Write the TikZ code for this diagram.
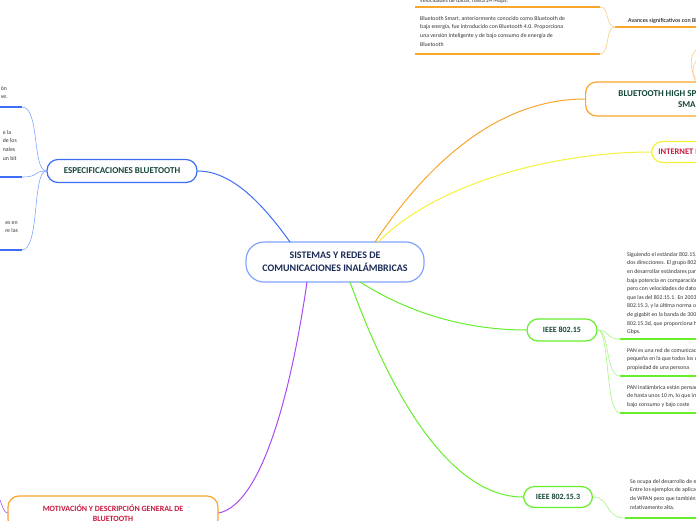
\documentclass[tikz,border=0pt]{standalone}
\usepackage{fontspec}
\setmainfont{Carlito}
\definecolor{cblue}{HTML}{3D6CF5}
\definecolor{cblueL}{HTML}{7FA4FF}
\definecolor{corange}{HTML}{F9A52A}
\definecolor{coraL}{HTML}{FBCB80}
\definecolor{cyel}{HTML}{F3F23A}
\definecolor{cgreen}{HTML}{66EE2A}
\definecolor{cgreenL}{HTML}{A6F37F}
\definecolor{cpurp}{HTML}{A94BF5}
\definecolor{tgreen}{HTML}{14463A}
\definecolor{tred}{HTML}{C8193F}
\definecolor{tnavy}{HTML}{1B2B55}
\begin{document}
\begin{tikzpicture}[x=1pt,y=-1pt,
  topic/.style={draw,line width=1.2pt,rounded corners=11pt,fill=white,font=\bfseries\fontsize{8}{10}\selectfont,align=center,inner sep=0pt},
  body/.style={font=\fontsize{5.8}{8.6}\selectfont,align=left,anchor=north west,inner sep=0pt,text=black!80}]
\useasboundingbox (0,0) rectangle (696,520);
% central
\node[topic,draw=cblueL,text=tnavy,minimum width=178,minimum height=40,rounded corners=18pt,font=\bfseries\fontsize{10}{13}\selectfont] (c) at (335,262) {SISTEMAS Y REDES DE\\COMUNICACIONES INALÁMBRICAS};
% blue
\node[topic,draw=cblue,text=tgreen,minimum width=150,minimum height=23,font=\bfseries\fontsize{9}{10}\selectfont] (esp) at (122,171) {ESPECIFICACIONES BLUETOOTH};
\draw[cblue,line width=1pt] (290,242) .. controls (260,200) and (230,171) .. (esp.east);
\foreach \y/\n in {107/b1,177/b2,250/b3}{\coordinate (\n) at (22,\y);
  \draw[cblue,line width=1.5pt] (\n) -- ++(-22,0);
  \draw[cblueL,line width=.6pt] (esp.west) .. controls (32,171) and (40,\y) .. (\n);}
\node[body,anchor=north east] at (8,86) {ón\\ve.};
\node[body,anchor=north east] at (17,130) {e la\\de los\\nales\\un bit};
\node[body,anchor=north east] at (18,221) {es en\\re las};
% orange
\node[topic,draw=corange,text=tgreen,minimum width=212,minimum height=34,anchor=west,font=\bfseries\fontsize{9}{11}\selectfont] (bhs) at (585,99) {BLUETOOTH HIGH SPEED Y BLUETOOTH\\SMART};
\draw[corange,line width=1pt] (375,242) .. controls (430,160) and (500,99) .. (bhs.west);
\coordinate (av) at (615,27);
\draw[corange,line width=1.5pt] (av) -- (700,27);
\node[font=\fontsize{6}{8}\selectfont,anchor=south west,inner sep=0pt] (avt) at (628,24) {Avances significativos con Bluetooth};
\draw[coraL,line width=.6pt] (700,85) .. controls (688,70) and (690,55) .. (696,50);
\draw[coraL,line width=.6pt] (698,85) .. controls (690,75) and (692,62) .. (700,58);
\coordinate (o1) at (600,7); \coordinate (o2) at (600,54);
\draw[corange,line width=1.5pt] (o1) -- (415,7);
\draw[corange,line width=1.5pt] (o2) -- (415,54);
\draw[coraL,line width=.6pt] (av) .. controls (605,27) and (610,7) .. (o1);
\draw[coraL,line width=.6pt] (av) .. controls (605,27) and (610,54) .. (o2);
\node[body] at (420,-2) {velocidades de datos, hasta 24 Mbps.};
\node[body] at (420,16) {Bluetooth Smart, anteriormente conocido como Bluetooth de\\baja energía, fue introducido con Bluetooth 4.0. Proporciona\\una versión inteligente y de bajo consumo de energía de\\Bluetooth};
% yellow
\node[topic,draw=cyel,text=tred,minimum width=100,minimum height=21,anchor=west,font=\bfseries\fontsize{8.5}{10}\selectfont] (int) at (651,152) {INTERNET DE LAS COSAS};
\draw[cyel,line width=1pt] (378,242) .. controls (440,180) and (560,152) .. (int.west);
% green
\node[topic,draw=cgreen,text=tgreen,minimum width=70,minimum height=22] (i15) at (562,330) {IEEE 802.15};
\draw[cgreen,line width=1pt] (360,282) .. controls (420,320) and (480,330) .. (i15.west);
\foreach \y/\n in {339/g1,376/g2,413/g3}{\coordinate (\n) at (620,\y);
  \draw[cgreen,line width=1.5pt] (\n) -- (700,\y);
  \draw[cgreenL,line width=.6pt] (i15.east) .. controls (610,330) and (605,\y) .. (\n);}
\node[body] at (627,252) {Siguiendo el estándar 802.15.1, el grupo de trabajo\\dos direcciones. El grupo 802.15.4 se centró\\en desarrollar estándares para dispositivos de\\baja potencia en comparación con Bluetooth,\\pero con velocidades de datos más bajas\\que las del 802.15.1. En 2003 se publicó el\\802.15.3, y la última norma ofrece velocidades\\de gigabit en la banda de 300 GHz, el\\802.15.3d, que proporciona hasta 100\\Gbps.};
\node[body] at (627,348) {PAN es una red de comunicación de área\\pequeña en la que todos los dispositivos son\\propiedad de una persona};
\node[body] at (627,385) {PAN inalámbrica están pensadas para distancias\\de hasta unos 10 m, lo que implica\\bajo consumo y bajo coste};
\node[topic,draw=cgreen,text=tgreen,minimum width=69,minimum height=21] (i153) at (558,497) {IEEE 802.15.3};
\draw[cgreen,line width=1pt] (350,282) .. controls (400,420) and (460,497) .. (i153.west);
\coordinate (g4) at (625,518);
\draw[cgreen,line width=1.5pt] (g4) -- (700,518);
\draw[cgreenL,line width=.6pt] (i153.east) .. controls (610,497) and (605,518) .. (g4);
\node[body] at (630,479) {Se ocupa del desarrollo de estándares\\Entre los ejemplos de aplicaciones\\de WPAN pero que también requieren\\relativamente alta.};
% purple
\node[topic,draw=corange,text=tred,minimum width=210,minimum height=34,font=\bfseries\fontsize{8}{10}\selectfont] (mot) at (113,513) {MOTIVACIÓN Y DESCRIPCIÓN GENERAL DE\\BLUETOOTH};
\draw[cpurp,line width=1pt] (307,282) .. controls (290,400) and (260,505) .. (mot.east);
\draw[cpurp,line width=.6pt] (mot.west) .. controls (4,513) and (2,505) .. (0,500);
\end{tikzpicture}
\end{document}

• **What needs to be done**
Retype everything in the material word for word, minus pictures.

• **Answer to the problem**
Write the TikZ code for this diagram.
\documentclass[tikz,border=0pt]{standalone}
\usepackage{fontspec}
\setmainfont{Carlito}
\definecolor{cblue}{HTML}{3D6CF5}
\definecolor{cblueL}{HTML}{7FA4FF}
\definecolor{corange}{HTML}{F9A52A}
\definecolor{coraL}{HTML}{FBCB80}
\definecolor{cyel}{HTML}{F3F23A}
\definecolor{cgreen}{HTML}{66EE2A}
\definecolor{cgreenL}{HTML}{A6F37F}
\definecolor{cpurp}{HTML}{A94BF5}
\definecolor{tgreen}{HTML}{14463A}
\definecolor{tred}{HTML}{C8193F}
\definecolor{tnavy}{HTML}{1B2B55}
\begin{document}
\begin{tikzpicture}[x=1pt,y=-1pt,
  topic/.style={draw,line width=1.2pt,rounded corners=11pt,fill=white,font=\bfseries\fontsize{8}{10}\selectfont,align=center,inner sep=0pt},
  body/.style={font=\fontsize{5.8}{8.6}\selectfont,align=left,anchor=north west,inner sep=0pt,text=black!80}]
\useasboundingbox (0,0) rectangle (696,520);
% central
\node[topic,draw=cblueL,text=tnavy,minimum width=178,minimum height=40,rounded corners=18pt,font=\bfseries\fontsize{10}{13}\selectfont] (c) at (335,262) {SISTEMAS Y REDES DE\\COMUNICACIONES INALÁMBRICAS};
% blue
\node[topic,draw=cblue,text=tgreen,minimum width=150,minimum height=23,font=\bfseries\fontsize{9}{10}\selectfont] (esp) at (122,171) {ESPECIFICACIONES BLUETOOTH};
\draw[cblue,line width=1pt] (290,242) .. controls (260,200) and (230,171) .. (esp.east);
\foreach \y/\n in {107/b1,177/b2,250/b3}{\coordinate (\n) at (22,\y);
  \draw[cblue,line width=1.5pt] (\n) -- ++(-22,0);
  \draw[cblueL,line width=.6pt] (esp.west) .. controls (32,171) and (40,\y) .. (\n);}
\node[body,anchor=north east] at (8,86) {ón\\ve.};
\node[body,anchor=north east] at (17,130) {e la\\de los\\nales\\un bit};
\node[body,anchor=north east] at (18,221) {es en\\re las};
% orange
\node[topic,draw=corange,text=tgreen,minimum width=212,minimum height=34,anchor=west,font=\bfseries\fontsize{9}{11}\selectfont] (bhs) at (585,99) {BLUETOOTH HIGH SPEED Y BLUETOOTH\\SMART};
\draw[corange,line width=1pt] (375,242) .. controls (430,160) and (500,99) .. (bhs.west);
\coordinate (av) at (615,27);
\draw[corange,line width=1.5pt] (av) -- (700,27);
\node[font=\fontsize{6}{8}\selectfont,anchor=south west,inner sep=0pt] (avt) at (628,24) {Avances significativos con Bluetooth};
\draw[coraL,line width=.6pt] (700,85) .. controls (688,70) and (690,55) .. (696,50);
\draw[coraL,line width=.6pt] (698,85) .. controls (690,75) and (692,62) .. (700,58);
\coordinate (o1) at (600,7); \coordinate (o2) at (600,54);
\draw[corange,line width=1.5pt] (o1) -- (415,7);
\draw[corange,line width=1.5pt] (o2) -- (415,54);
\draw[coraL,line width=.6pt] (av) .. controls (605,27) and (610,7) .. (o1);
\draw[coraL,line width=.6pt] (av) .. controls (605,27) and (610,54) .. (o2);
\node[body] at (420,-2) {velocidades de datos, hasta 24 Mbps.};
\node[body] at (420,16) {Bluetooth Smart, anteriormente conocido como Bluetooth de\\baja energía, fue introducido con Bluetooth 4.0. Proporciona\\una versión inteligente y de bajo consumo de energía de\\Bluetooth};
% yellow
\node[topic,draw=cyel,text=tred,minimum width=100,minimum height=21,anchor=west,font=\bfseries\fontsize{8.5}{10}\selectfont] (int) at (651,152) {INTERNET DE LAS COSAS};
\draw[cyel,line width=1pt] (378,242) .. controls (440,180) and (560,152) .. (int.west);
% green
\node[topic,draw=cgreen,text=tgreen,minimum width=70,minimum height=22] (i15) at (562,330) {IEEE 802.15};
\draw[cgreen,line width=1pt] (360,282) .. controls (420,320) and (480,330) .. (i15.west);
\foreach \y/\n in {339/g1,376/g2,413/g3}{\coordinate (\n) at (620,\y);
  \draw[cgreen,line width=1.5pt] (\n) -- (700,\y);
  \draw[cgreenL,line width=.6pt] (i15.east) .. controls (610,330) and (605,\y) .. (\n);}
\node[body] at (627,252) {Siguiendo el estándar 802.15.1, el grupo de trabajo\\dos direcciones. El grupo 802.15.4 se centró\\en desarrollar estándares para dispositivos de\\baja potencia en comparación con Bluetooth,\\pero con velocidades de datos más bajas\\que las del 802.15.1. En 2003 se publicó el\\802.15.3, y la última norma ofrece velocidades\\de gigabit en la banda de 300 GHz, el\\802.15.3d, que proporciona hasta 100\\Gbps.};
\node[body] at (627,348) {PAN es una red de comunicación de área\\pequeña en la que todos los dispositivos son\\propiedad de una persona};
\node[body] at (627,385) {PAN inalámbrica están pensadas para distancias\\de hasta unos 10 m, lo que implica\\bajo consumo y bajo coste};
\node[topic,draw=cgreen,text=tgreen,minimum width=69,minimum height=21] (i153) at (558,497) {IEEE 802.15.3};
\draw[cgreen,line width=1pt] (350,282) .. controls (400,420) and (460,497) .. (i153.west);
\coordinate (g4) at (625,518);
\draw[cgreen,line width=1.5pt] (g4) -- (700,518);
\draw[cgreenL,line width=.6pt] (i153.east) .. controls (610,497) and (605,518) .. (g4);
\node[body] at (630,479) {Se ocupa del desarrollo de estándares\\Entre los ejemplos de aplicaciones\\de WPAN pero que también requieren\\relativamente alta.};
% purple
\node[topic,draw=corange,text=tred,minimum width=210,minimum height=34,font=\bfseries\fontsize{8}{10}\selectfont] (mot) at (113,513) {MOTIVACIÓN Y DESCRIPCIÓN GENERAL DE\\BLUETOOTH};
\draw[cpurp,line width=1pt] (307,282) .. controls (290,400) and (260,505) .. (mot.east);
\draw[cpurp,line width=.6pt] (mot.west) .. controls (4,513) and (2,505) .. (0,500);
\end{tikzpicture}
\end{document}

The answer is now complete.